FIGURE 2 Structure of agarose base matrix and attached ligands.(A) A surface representation of the agarose base matrix and the attached ligands. The ligands are spaced evenly around the resin from a single ligand attachment to six ligands per resin. (B) A cartoon representation of the attachment site of a chromatographic ligand to resin. The head group of the ligand is separated from the base by a linker (backbone). (C) Structure of the ligands used in this study. CaptoTM adhere and CaptoTM MMC are produced by GE Healthcare, USA and CEX (HyperDTM F) is produced by PALL Life Science, USA.

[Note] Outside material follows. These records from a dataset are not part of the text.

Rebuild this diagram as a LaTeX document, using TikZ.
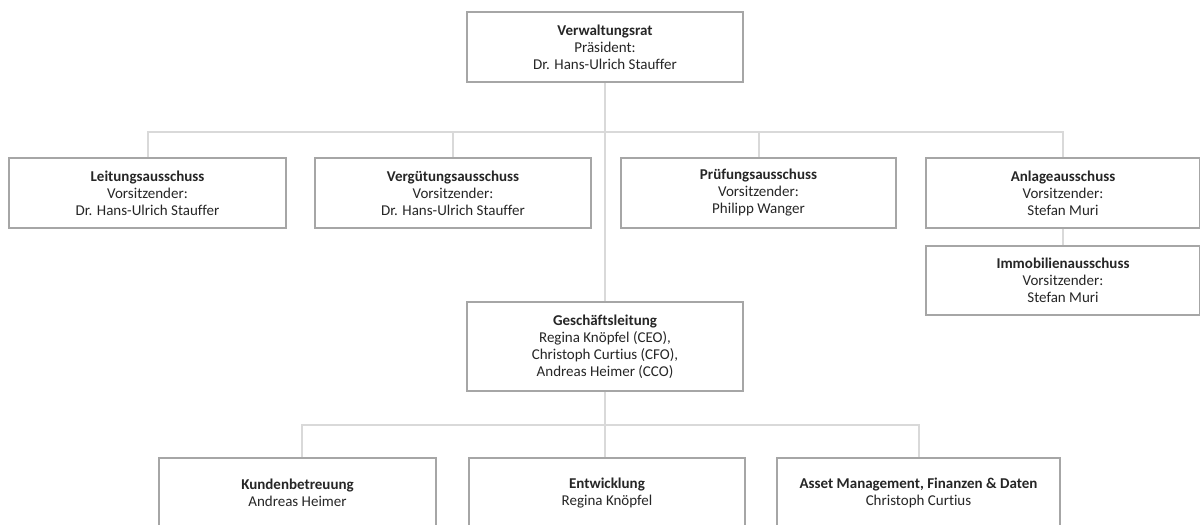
\documentclass[tikz,border=0pt]{standalone}
\usepackage{fontspec}
\setmainfont{Carlito}[Ligatures={NoCommon}]
\definecolor{boxgray}{RGB}{166,166,166}
\definecolor{linegray}{RGB}{217,217,217}
\begin{document}
\begin{tikzpicture}[x=1pt,y=-1pt,
  orgbox/.style={draw=boxgray,line width=2pt,fill=white,rectangle,inner sep=0pt,outer sep=0pt,
    align=center,font=\fontsize{15}{17}\selectfont,text=black!85},
  conn/.style={draw=linegray,line width=2pt}]
\useasboundingbox (0,0) rectangle (1200,525);
\clip (0,0) rectangle (1200,525);
\coordinate (bus) at (605,132);
\coordinate (lbus) at (605,425);
\node[orgbox,minimum width=276,minimum height=70] (vr) at (605,47) {\textbf{Verwaltungsrat}\\Präsident:\\Dr. Hans-Ulrich Stauffer};
\node[orgbox,minimum width=277,minimum height=70] (lei) at (147.5,193) {\textbf{Leitungsausschuss}\\Vorsitzender:\\Dr. Hans-Ulrich Stauffer};
\node[orgbox,minimum width=276,minimum height=70] (ver) at (453,193) {\textbf{Vergütungsausschuss}\\Vorsitzender:\\Dr. Hans-Ulrich Stauffer};
\node[orgbox,minimum width=275,minimum height=70] (pru) at (758.5,193) {\textbf{Prüfungsausschuss}\\Vorsitzender:\\Philipp Wanger};
\node[orgbox,minimum width=274,minimum height=70] (anl) at (1063,193) {\textbf{Anlageausschuss}\\Vorsitzender:\\Stefan Muri};
\node[orgbox,minimum width=274,minimum height=69] (imm) at (1063,280.5) {\textbf{Immobilienausschuss}\\Vorsitzender:\\Stefan Muri};
\node[orgbox,minimum width=276,minimum height=89] (gl) at (605,346.5) {\textbf{Geschäftsleitung}\\Regina Knöpfel (CEO),\\Christoph Curtius (CFO),\\Andreas Heimer (CCO)};
\node[orgbox,minimum width=277,minimum height=70] (kun) at (297.5,493) {\textbf{Kundenbetreuung}\\Andreas Heimer};
\node[orgbox,minimum width=276,minimum height=70] (ent) at (607,493) {\textbf{Entwicklung}\\Regina Knöpfel};
\node[orgbox,minimum width=283,minimum height=70] (ass) at (918.5,493) {\textbf{Asset Management, Finanzen \& Daten}\\Christoph Curtius};
% connectors
\draw[conn] (vr.south) -- (bus);
\draw[conn] (bus) -- (gl.north);
\draw[conn] (lei.north) |- (bus) -| (anl.north);
\draw[conn] (ver.north) -- (ver.north |- bus);
\draw[conn] (pru.north) -- (pru.north |- bus);
\draw[conn] (anl.south) -- (imm.north);
\draw[conn] (gl.south) -- (gl.south |- ent.north);
\draw[conn] ([xshift=4.5pt]kun.north) |- (lbus) -| (ass.north);
% box borders over connector ends
\foreach \n in {vr,lei,ver,pru,anl,imm,gl,kun,ent,ass}{
  \draw[boxgray,line width=2pt] (\n.south west) rectangle (\n.north east);
}
\end{tikzpicture}
\end{document}
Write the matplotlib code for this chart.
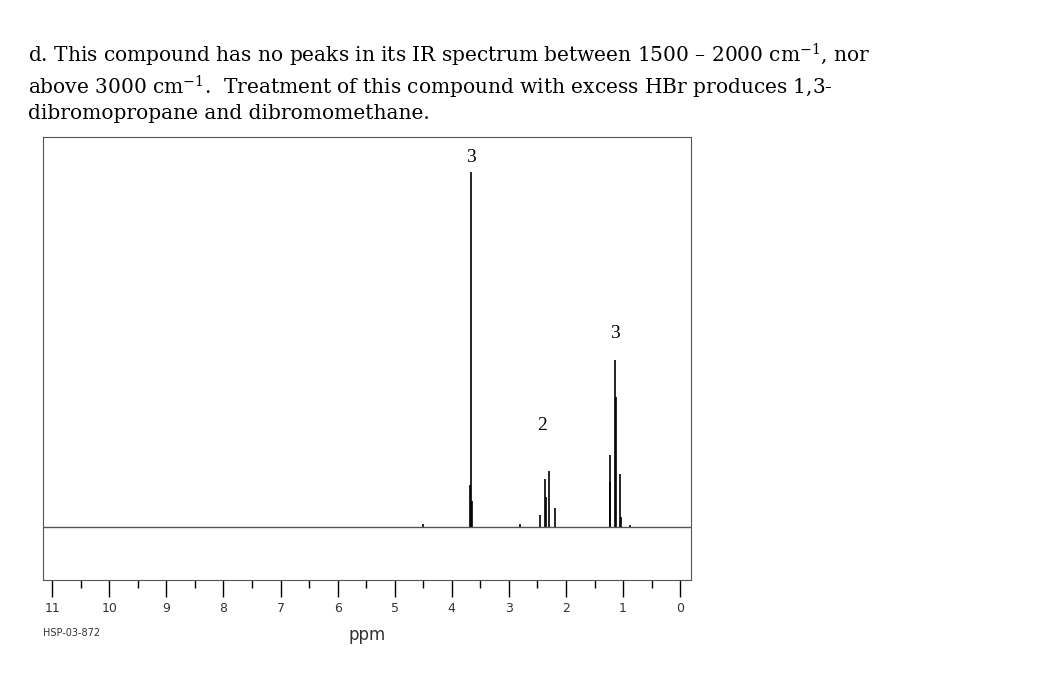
import matplotlib
matplotlib.use("Agg")
import matplotlib.pyplot as plt

# stick spectrum: shift (ppm) and line height above baseline (arbitrary units)
shifts = [4.50, 3.68, 3.66, 3.64, 2.80,
          2.46, 2.37, 2.35, 2.29, 2.20,
          1.23, 1.22, 1.14, 1.13, 1.05, 1.04, 0.88]
heights = [3, 42, 355, 26, 3,
           12, 48, 30, 56, 19,
           72, 45, 167, 130, 53, 10, 2]

integrals = ["3", "2", "3"]
integral_pos = [3.66, 2.42, 1.14]
integral_y = [370, 102, 194]

ticks_major = list(range(0, 12))

plt.rcParams["mathtext.fontset"] = "custom"
plt.rcParams["mathtext.rm"] = "DejaVu Serif"

fig = plt.figure(figsize=(10.46, 6.8), dpi=100)
ax = fig.add_axes([43 / 1046, 100 / 680, 648 / 1046, 443 / 680])

ax.vlines(shifts, 0, heights, color="black", lw=1.2)
ax.axhline(0, color="#555555", lw=1)
for lab, x, y in zip(integrals, integral_pos, integral_y):
    ax.text(x, y, lab, ha="center", va="center", family="Liberation Serif", fontsize=14)

ax.set_xlim(11.16, -0.19)
ax.set_ylim(-53, 390)
ax.set_yticks([])
ax.set_xticks(ticks_major)
ax.set_xticks([t + 0.5 for t in range(0, 11)], minor=True)
ax.tick_params(axis="x", which="major", length=12, width=1, direction="out",
               labelsize=9, labelcolor="#333333", pad=4)
ax.tick_params(axis="x", which="minor", length=6, width=1, direction="out")
for s in ax.spines.values():
    s.set_color("#555555")
ax.set_xlabel("ppm", fontsize=12, color="#333333", labelpad=8)

fig.text(43 / 1046, 1 - 633 / 680, "HSP-03-872", fontsize=7, color="#333333", va="center")

title = ("d. This compound has no peaks in its IR spectrum between 1500 \u2013 2000 cm$^{\\mathregular{-1}}$, nor\n"
         "above 3000 cm$^{\\mathregular{-1}}$.  Treatment of this compound with excess HBr produces 1,3-\n"
         "dibromopropane and dibromomethane.")
fig.text(28 / 1046, 1 - 42 / 680, title, family="DejaVu Serif", fontsize=14.5,
         va="top", ha="left", linespacing=1.2)

fig.savefig("out.png", dpi=100)
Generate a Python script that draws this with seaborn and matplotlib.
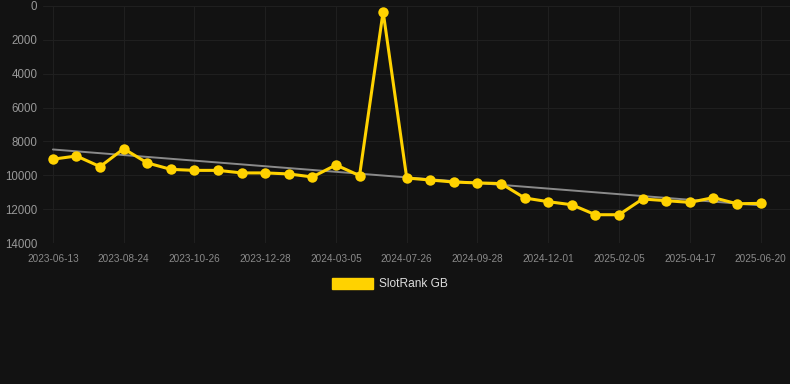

FIGURE 3 Comparison of the interaction energy between different agarose-ligand densities against mAb-1 compared to un-functionalized agarose. The mAb-ligand docking was performed at pH 5.5 and compared between modalities. All agarose-ligand complex had an improved interaction energy over un-functionalized agarose (base matrix). The general trend is that, increasing the number of ligands increase the interaction energy.
FIGURE 4 The interaction site of functionalized agarose (agarose-ligand complex) bound to mAb-1. (A) A close-up view of the interaction site between agarose-ligand complex bound to antibody (mAb-1). There is a range of interaction energies that is attributed to the head group of each attached ligand making interactions with specific sites instead of the entire ligand (head group and backbone) (B) Highest affinity interaction site of agarose-ligand complex in the context of the entire antibody. A solvation droplet was designed to cover the area in blue to simulate any changes in interaction energy as a function of molecular dynamics.
FIGURE 5 Comparison of experimental binding affinities with in silico interaction energies for mAb-1. (A) Interaction energy of Free Ligand (MMC) (Capto MMC ligand un-attached to a base matrix), agarose, and agarose with Capto MMC attached (Agarose MMC also called agarose-ligand complex). As the number of Capto MMC ligands attached to the agarose increase, the overall interaction energy of the functionalized agarose increases. (B) Chromatographic retention (k’ ) determined from retention mapping assessment with increasing ligand density shows a similar trend as docking interaction energies.
FIGURE 6 Molecular dynamics simulation of mAb-1 ligand complex compared to docking score. The interaction energies from the molecular simulation was slightly lower than the docking score but remained constant for the entire length of the simulation.